Task goal
Restate word for word the lines of the records below, starting at the line that contains "The picture is" and ending at the line that contains "fig = go.Figure()", with both of those lines included and nothing else.

Data lines

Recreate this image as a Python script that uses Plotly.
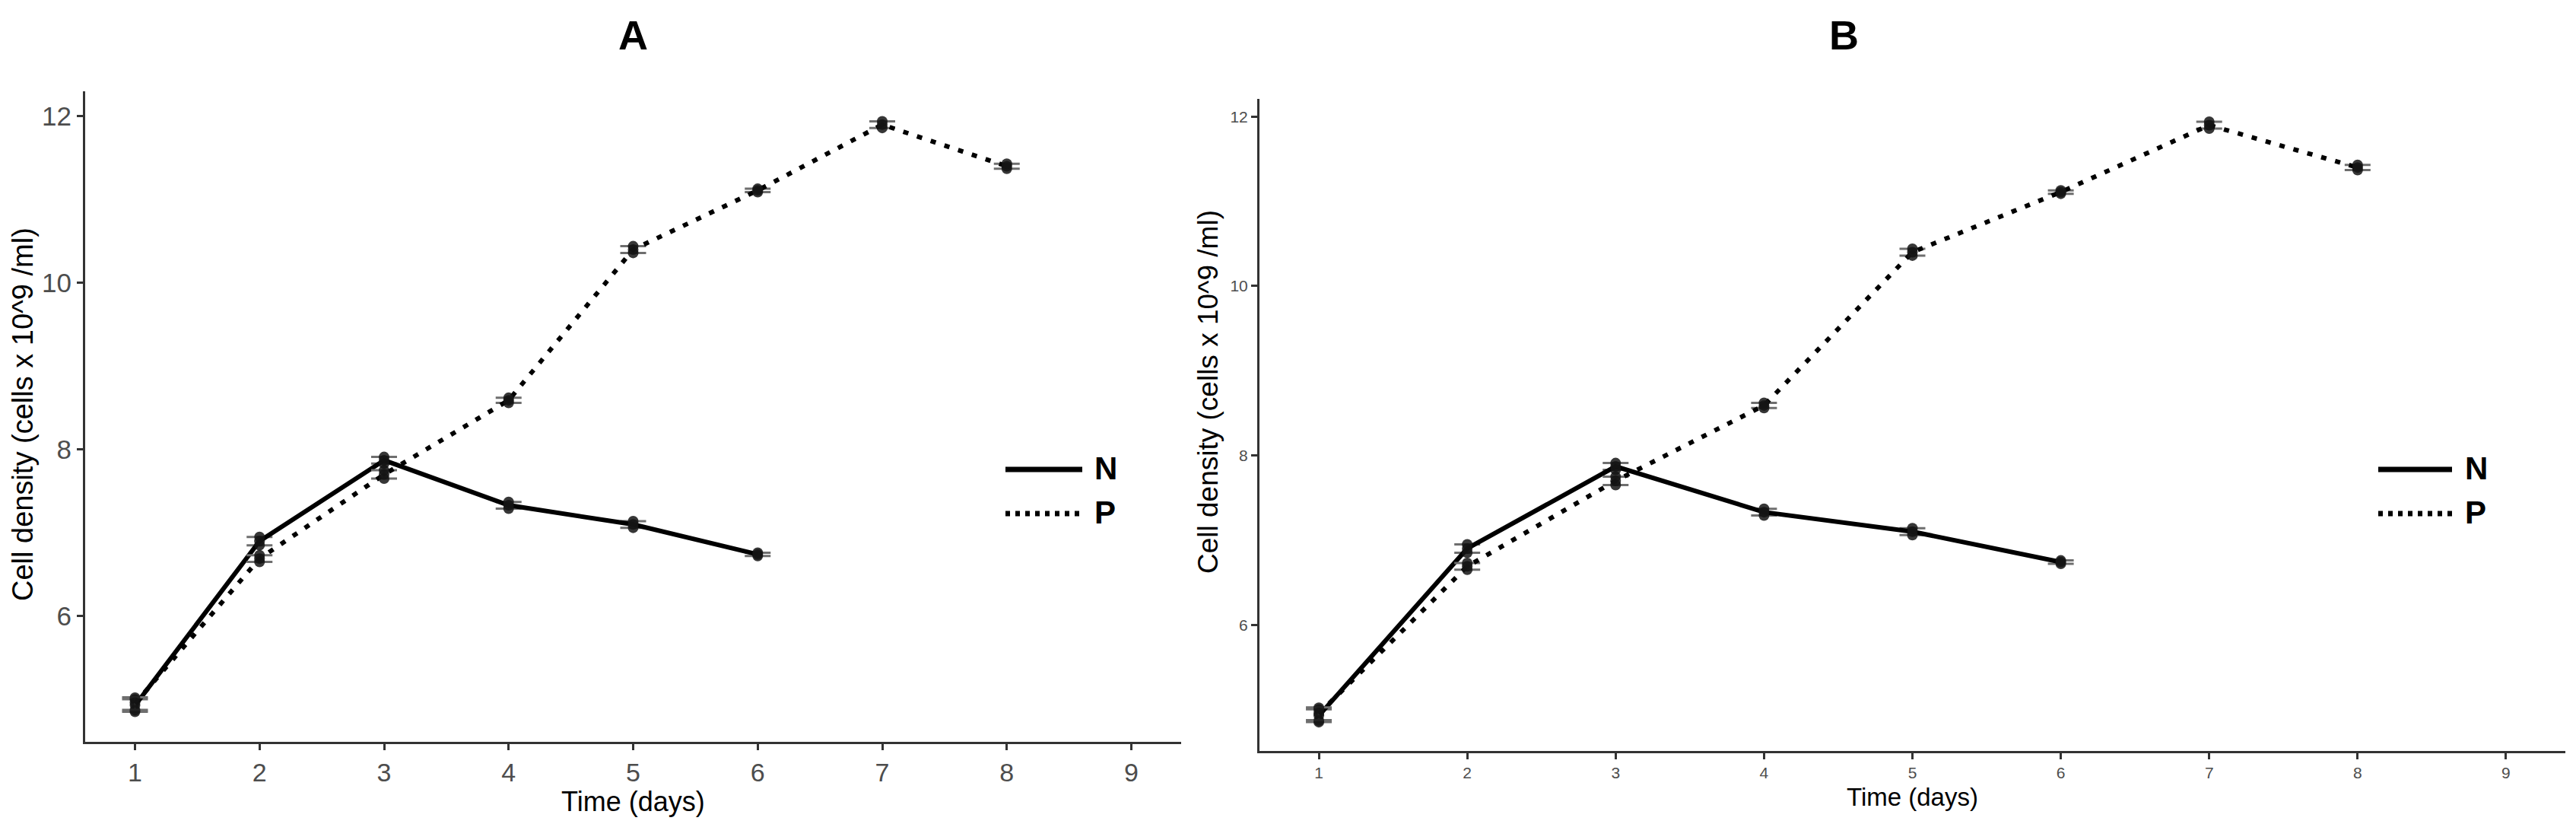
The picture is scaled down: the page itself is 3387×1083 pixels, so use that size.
import plotly.graph_objects as go
import numpy as np

W, H = 3387, 1083

days_N = [1, 2, 3, 4, 5, 6]
days_P = [1, 2, 3, 4, 5, 6, 7, 8]

# replicate cell densities (cells x 10^9 /ml)
N_reps = [
    [4.85, 4.93, 5.00],
    [6.85, 6.90, 6.95],
    [7.83, 7.87, 7.91],
    [7.29, 7.33, 7.37],
    [7.06, 7.10, 7.14],
    [6.72, 6.74, 6.76],
]
P_reps = [
    [4.87, 4.96, 5.02],
    [6.65, 6.69, 6.73],
    [7.65, 7.70, 7.75],
    [8.56, 8.59, 8.62],
    [10.36, 10.40, 10.44],
    [11.09, 11.11, 11.13],
    [11.86, 11.90, 11.94],
    [11.37, 11.40, 11.43],
]

x_ticks = [1, 2, 3, 4, 5, 6, 7, 8, 9]
y_ticks = [6, 8, 10, 12]
x_range = [0.6, 9.4]
y_range_A = [4.49, 12.30]
y_range_B = [4.51, 12.21]

panel_titles = ["A", "B"]
x_title = "Time (days)"
y_title = "Cell density (cells x 10^9 /ml)"
series_names = ["N", "P"]

FONT = "Liberation Sans, Arial, sans-serif"


def px_x(v):
    return v / W


def px_y(v):
    return 1 - v / H


fig = go.Figure()

series = [
    (series_names[0], days_N, N_reps, dict(color="black", width=6, dash="solid")),
    (series_names[1], days_P, P_reps, dict(color="black", width=6, dash="7px,12px")),
]

for ax in ["", "2"]:
    xa, ya = "x" + ax, "y" + ax
    for name, days, reps, line in series:
        reps_arr = np.array(reps)
        means = reps_arr.mean(axis=1)
        sds = reps_arr.std(axis=1, ddof=1)
        # error bars
        fig.add_trace(go.Scatter(
            x=days, y=means, mode="markers", xaxis=xa, yaxis=ya,
            marker=dict(size=2, color="rgba(0,0,0,0)"),
            error_y=dict(type="data", array=sds, color="#6e6e6e", thickness=3, width=17),
            showlegend=False, hoverinfo="skip"))
        # mean line
        fig.add_trace(go.Scatter(
            x=days, y=means, mode="lines", xaxis=xa, yaxis=ya,
            line=line, name=name, showlegend=False))
        # replicate points
        xs = [d for d, r in zip(days, reps) for _ in r]
        ys = [v for r in reps for v in r]
        fig.add_trace(go.Scatter(
            x=xs, y=ys, mode="markers", xaxis=xa, yaxis=ya,
            marker=dict(size=14, color="rgba(20,20,20,0.85)"),
            showlegend=False, name=name))

axis_common = dict(
    showgrid=False, zeroline=False, showline=True, linecolor="#333333", linewidth=3,
    ticks="outside", ticklen=8, tickwidth=3, tickcolor="#333333", mirror=False,
)

fig.update_layout(
    width=W, height=H,
    margin=dict(l=0, r=0, t=0, b=0),
    paper_bgcolor="white", plot_bgcolor="white",
    font=dict(family=FONT, color="black"),
    showlegend=False,
    xaxis=dict(domain=[px_x(112), px_x(1553)], range=x_range, tickvals=x_ticks,
               tickfont=dict(size=34, color="#4d4d4d"), anchor="y", **axis_common),
    yaxis=dict(domain=[px_y(975), px_y(120)], range=y_range_A, tickvals=y_ticks,
               tickfont=dict(size=35, color="#4d4d4d"), anchor="x", **axis_common),
    xaxis2=dict(domain=[px_x(1656), px_x(3373)], range=x_range, tickvals=x_ticks,
                tickfont=dict(size=21, color="#4d4d4d"), anchor="y2", **axis_common),
    yaxis2=dict(domain=[px_y(987), px_y(130)], range=y_range_B, tickvals=y_ticks,
                tickfont=dict(size=21, color="#4d4d4d"), anchor="x2", **axis_common),
)

ann = []
# panel titles
for t, cx, cy in [(panel_titles[0], 832, 46), (panel_titles[1], 2424, 46)]:
    ann.append(dict(text="<b>%s</b>" % t, x=px_x(cx), y=px_y(cy), xref="paper", yref="paper",
                    showarrow=False, font=dict(size=54, family=FONT, color="black"),
                    xanchor="center", yanchor="middle"))
# axis titles
for cx, cy, size in [(832, 1053, 36), (2514, 1047, 33)]:
    ann.append(dict(text=x_title, x=px_x(cx), y=px_y(cy), xref="paper", yref="paper",
                    showarrow=False, font=dict(size=size, family=FONT, color="black"),
                    xanchor="center", yanchor="middle"))
for cx, cy, size in [(30, 545, 38), (1588, 515, 37)]:
    ann.append(dict(text=y_title, x=px_x(cx), y=px_y(cy), xref="paper", yref="paper",
                    showarrow=False, textangle=-90, font=dict(size=size, family=FONT, color="black"),
                    xanchor="center", yanchor="middle"))

shapes = []
# legends (one per panel)
for x0, x1, xt in [(1322, 1423, 1437), (3127, 3224, 3239)]:
    for (name, _, _, line), ly in zip(series, [617, 675]):
        shapes.append(dict(type="line", xref="paper", yref="paper",
                           x0=px_x(x0), x1=px_x(x1), y0=px_y(ly), y1=px_y(ly),
                           line=dict(color="black", width=7,
                                     dash="solid" if line["dash"] == "solid" else "6px,7px")))
        ann.append(dict(text="<b>%s</b>" % name, x=px_x(xt), y=px_y(ly - 2), xref="paper", yref="paper",
                        showarrow=False, font=dict(size=42, family=FONT, color="black"),
                        xanchor="left", yanchor="middle"))

fig.update_layout(annotations=ann, shapes=shapes)

fig.write_html("out.html")
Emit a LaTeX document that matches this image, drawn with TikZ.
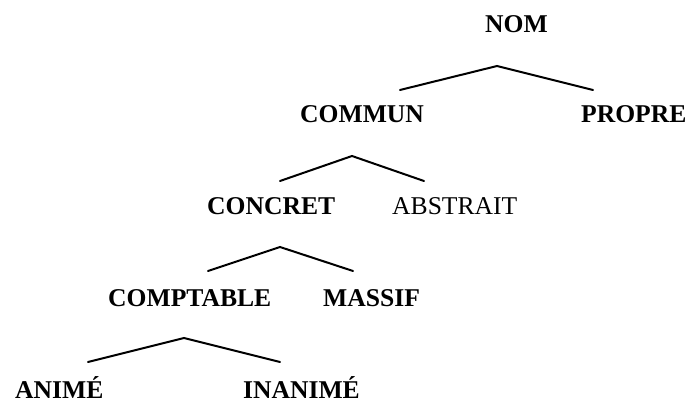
\documentclass[tikz,border=0pt]{standalone}
\usepackage{fontspec}
\setmainfont{Liberation Serif}
\begin{document}
\begin{tikzpicture}[x=1pt,y=-1pt,
  lbl/.style={anchor=base west,inner sep=0pt,font=\fontsize{25.6}{30}\selectfont\bfseries},
  lblreg/.style={anchor=base west,inner sep=0pt,font=\fontsize{25.6}{30}\selectfont},
  branch/.style={line width=2pt,line cap=round}]
\useasboundingbox (0,0) rectangle (689,403);
\node[lbl] (nom) at (485,33) {NOM};
\node[lbl] (commun) at (300,123) {COMMUN};
\node[lbl] (propre) at (581,123) {PROPRE};
\node[lbl] (concret) at (207,215) {CONCRET};
\node[lblreg] (abstrait) at (392,215) {ABSTRAIT};
\node[lbl] (comptable) at (108,307) {COMPTABLE};
\node[lbl] (massif) at (323,307) {MASSIF};
\node[lbl] (anime) at (15,399) {ANIMÉ};
\node[lbl] (inanime) at (243,399) {INANIMÉ};
\coordinate (a1) at (497,66);
\coordinate (l1) at (400,90);
\coordinate (r1) at (593,90);
\coordinate (a2) at (352,156);
\coordinate (l2) at (280,181);
\coordinate (r2) at (424,181);
\coordinate (a3) at (280,247);
\coordinate (l3) at (208,271);
\coordinate (r3) at (353,271);
\coordinate (a4) at (184,338);
\coordinate (l4) at (88,362);
\coordinate (r4) at (280,362);
\draw[branch] (l1) -- (a1) -- (r1);
\draw[branch] (l2) -- (a2) -- (r2);
\draw[branch] (l3) -- (a3) -- (r3);
\draw[branch] (l4) -- (a4) -- (r4);
\end{tikzpicture}
\end{document}
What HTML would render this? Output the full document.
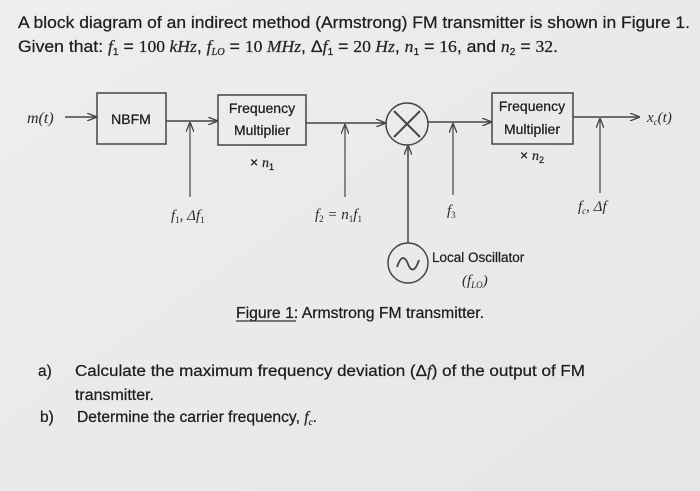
<!DOCTYPE html>
<html><head><meta charset="utf-8"><style>
html,body{margin:0;padding:0;background:#ebebeb;}
svg{display:block;}
.t{font-family:"Liberation Sans",sans-serif;fill:#1e1e1e;stroke:#1e1e1e;stroke-width:0.25;}
.m{font-family:"Liberation Serif",serif;font-style:italic;fill:#2a2a2a;}
</style></head><body>
<svg width="700" height="491" viewBox="0 0 700 491" xmlns="http://www.w3.org/2000/svg">
<defs>
<linearGradient id="bg" x1="0" y1="0" x2="1" y2="1"><stop offset="0" stop-color="#eeeeee"/><stop offset="1" stop-color="#e6e6e6"/></linearGradient>
<marker id="a" markerWidth="10" markerHeight="8" refX="9" refY="4" orient="auto" markerUnits="userSpaceOnUse"><path d="M0,0 L10,4 L0,8" fill="none" stroke="#444" stroke-width="1.3"/></marker>
</defs>
<rect width="700" height="491" fill="url(#bg)"/>
<text class="t" x="18" y="28" font-size="17" textLength="672" lengthAdjust="spacingAndGlyphs">A block diagram of an indirect method (Armstrong) FM transmitter is shown in Figure 1.</text>
<text class="t" x="18" y="52" font-size="17" textLength="540" lengthAdjust="spacingAndGlyphs">Given that: <tspan class="m">f</tspan><tspan font-size="10" dy="3">1</tspan><tspan dy="-3"> = </tspan><tspan font-family="Liberation Serif">100 </tspan><tspan class="m">kHz</tspan>, <tspan class="m">f</tspan><tspan font-size="10" class="m" dy="3">LO</tspan><tspan dy="-3"> = </tspan><tspan font-family="Liberation Serif">10 </tspan><tspan class="m">MHz</tspan>, Δ<tspan class="m">f</tspan><tspan font-size="10" dy="3">1</tspan><tspan dy="-3"> = </tspan><tspan font-family="Liberation Serif">20 </tspan><tspan class="m">Hz</tspan>, <tspan class="m">n</tspan><tspan font-size="10" dy="3">1</tspan><tspan dy="-3"> = </tspan><tspan font-family="Liberation Serif">16</tspan>, and <tspan class="m">n</tspan><tspan font-size="10" dy="3">2</tspan><tspan dy="-3"> = </tspan><tspan font-family="Liberation Serif">32</tspan>.</text>

<g stroke="#444" stroke-width="1.5" fill="none">
<rect x="97" y="93" width="69" height="51"/>
<rect x="218" y="95" width="88" height="50"/>
<rect x="492" y="93" width="81" height="51"/>
<circle cx="407" cy="124" r="21"/>
<path d="M394,111 L420,137 M420,111 L394,137" stroke-width="2"/>
<circle cx="408" cy="263" r="20"/>
<path d="M397,267 C401,255 405,256 408,264 C411,272 415,272 419,260" stroke-width="1.8"/>
<line x1="65" y1="117" x2="96" y2="117" marker-end="url(#a)"/>
<line x1="166" y1="121" x2="217" y2="121" marker-end="url(#a)"/>
<line x1="306" y1="123" x2="385" y2="123" marker-end="url(#a)"/>
<line x1="428" y1="122" x2="491" y2="122" marker-end="url(#a)"/>
<line x1="573" y1="117" x2="639" y2="117" marker-end="url(#a)"/>
<line x1="190" y1="197" x2="190" y2="123" marker-end="url(#a)" stroke-width="1.2"/>
<line x1="345" y1="197" x2="345" y2="125" marker-end="url(#a)" stroke-width="1.2"/>
<line x1="453" y1="195" x2="453" y2="124" marker-end="url(#a)" stroke-width="1.2"/>
<line x1="600" y1="193" x2="600" y2="119" marker-end="url(#a)" stroke-width="1.2"/>
<line x1="408" y1="243" x2="408" y2="146" marker-end="url(#a)"/>
</g>

<text class="m" x="27" y="123" font-size="16">m(t)</text>
<text class="t" x="131" y="124" font-size="14" text-anchor="middle">NBFM</text>
<text class="t" x="262" y="113" font-size="14" text-anchor="middle">Frequency</text>
<text class="t" x="262" y="135" font-size="14" text-anchor="middle">Multiplier</text>
<text class="t" x="262" y="167" font-size="14" text-anchor="middle">× <tspan class="m">n</tspan><tspan font-size="9" dy="3">1</tspan></text>
<text class="t" x="532" y="111" font-size="14" text-anchor="middle">Frequency</text>
<text class="t" x="532" y="134" font-size="14" text-anchor="middle">Multiplier</text>
<text class="t" x="532" y="160" font-size="14" text-anchor="middle">× <tspan class="m">n</tspan><tspan font-size="9" dy="3">2</tspan></text>
<text class="m" x="647" y="122" font-size="15">x<tspan font-size="9" dy="3">c</tspan><tspan dy="-3">(t)</tspan></text>
<text class="m" x="171" y="220" font-size="15">f<tspan font-size="9" font-style="normal" dy="3">1</tspan><tspan dy="-3">, Δf</tspan><tspan font-size="9" font-style="normal" dy="3">1</tspan></text>
<text class="m" x="315" y="219" font-size="15">f<tspan font-size="9" font-style="normal" dy="3">2</tspan><tspan dy="-3"> = n</tspan><tspan font-size="9" font-style="normal" dy="3">1</tspan><tspan dy="-3">f</tspan><tspan font-size="9" font-style="normal" dy="3">1</tspan></text>
<text class="m" x="447" y="215" font-size="15">f<tspan font-size="9" font-style="normal" dy="3">3</tspan></text>
<text class="m" x="578" y="211" font-size="15">f<tspan font-size="9" dy="3">c</tspan><tspan dy="-3">, Δf</tspan></text>
<text class="t" x="432" y="262" font-size="13.5">Local Oscillator</text>
<text class="m" x="462" y="285" font-size="15">(f<tspan font-size="9" dy="3">LO</tspan><tspan dy="-3">)</tspan></text>

<text class="t" x="236" y="318" font-size="15.5" textLength="248" lengthAdjust="spacingAndGlyphs">Figure 1: Armstrong FM transmitter.</text>
<line x1="236" y1="321" x2="296" y2="321" stroke="#333" stroke-width="1.2"/>

<text class="t" x="38" y="376" font-size="15.5">a)</text>
<text class="t" x="75" y="376" font-size="15.5" textLength="510" lengthAdjust="spacingAndGlyphs">Calculate the maximum frequency deviation (Δ<tspan class="m">f</tspan>) of the output of FM</text>
<text class="t" x="75" y="400" font-size="15.5" textLength="79" lengthAdjust="spacingAndGlyphs">transmitter.</text>
<text class="t" x="40" y="422" font-size="15.5">b)</text>
<text class="t" x="77" y="422" font-size="15.5" textLength="240" lengthAdjust="spacingAndGlyphs">Determine the carrier frequency, <tspan class="m">f</tspan><tspan font-size="9" class="m" dy="3">c</tspan><tspan dy="-3">.</tspan></text>
</svg>
</body></html>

Exercise response
The picture is scaled down: the page itself is 3387×1083 pixels, so use that size.
import plotly.graph_objects as go
import numpy as np

W, H = 3387, 1083

days_N = [1, 2, 3, 4, 5, 6]
days_P = [1, 2, 3, 4, 5, 6, 7, 8]

# replicate cell densities (cells x 10^9 /ml)
N_reps = [
    [4.85, 4.93, 5.00],
    [6.85, 6.90, 6.95],
    [7.83, 7.87, 7.91],
    [7.29, 7.33, 7.37],
    [7.06, 7.10, 7.14],
    [6.72, 6.74, 6.76],
]
P_reps = [
    [4.87, 4.96, 5.02],
    [6.65, 6.69, 6.73],
    [7.65, 7.70, 7.75],
    [8.56, 8.59, 8.62],
    [10.36, 10.40, 10.44],
    [11.09, 11.11, 11.13],
    [11.86, 11.90, 11.94],
    [11.37, 11.40, 11.43],
]

x_ticks = [1, 2, 3, 4, 5, 6, 7, 8, 9]
y_ticks = [6, 8, 10, 12]
x_range = [0.6, 9.4]
y_range_A = [4.49, 12.30]
y_range_B = [4.51, 12.21]

panel_titles = ["A", "B"]
x_title = "Time (days)"
y_title = "Cell density (cells x 10^9 /ml)"
series_names = ["N", "P"]

FONT = "Liberation Sans, Arial, sans-serif"


def px_x(v):
    return v / W


def px_y(v):
    return 1 - v / H


fig = go.Figure()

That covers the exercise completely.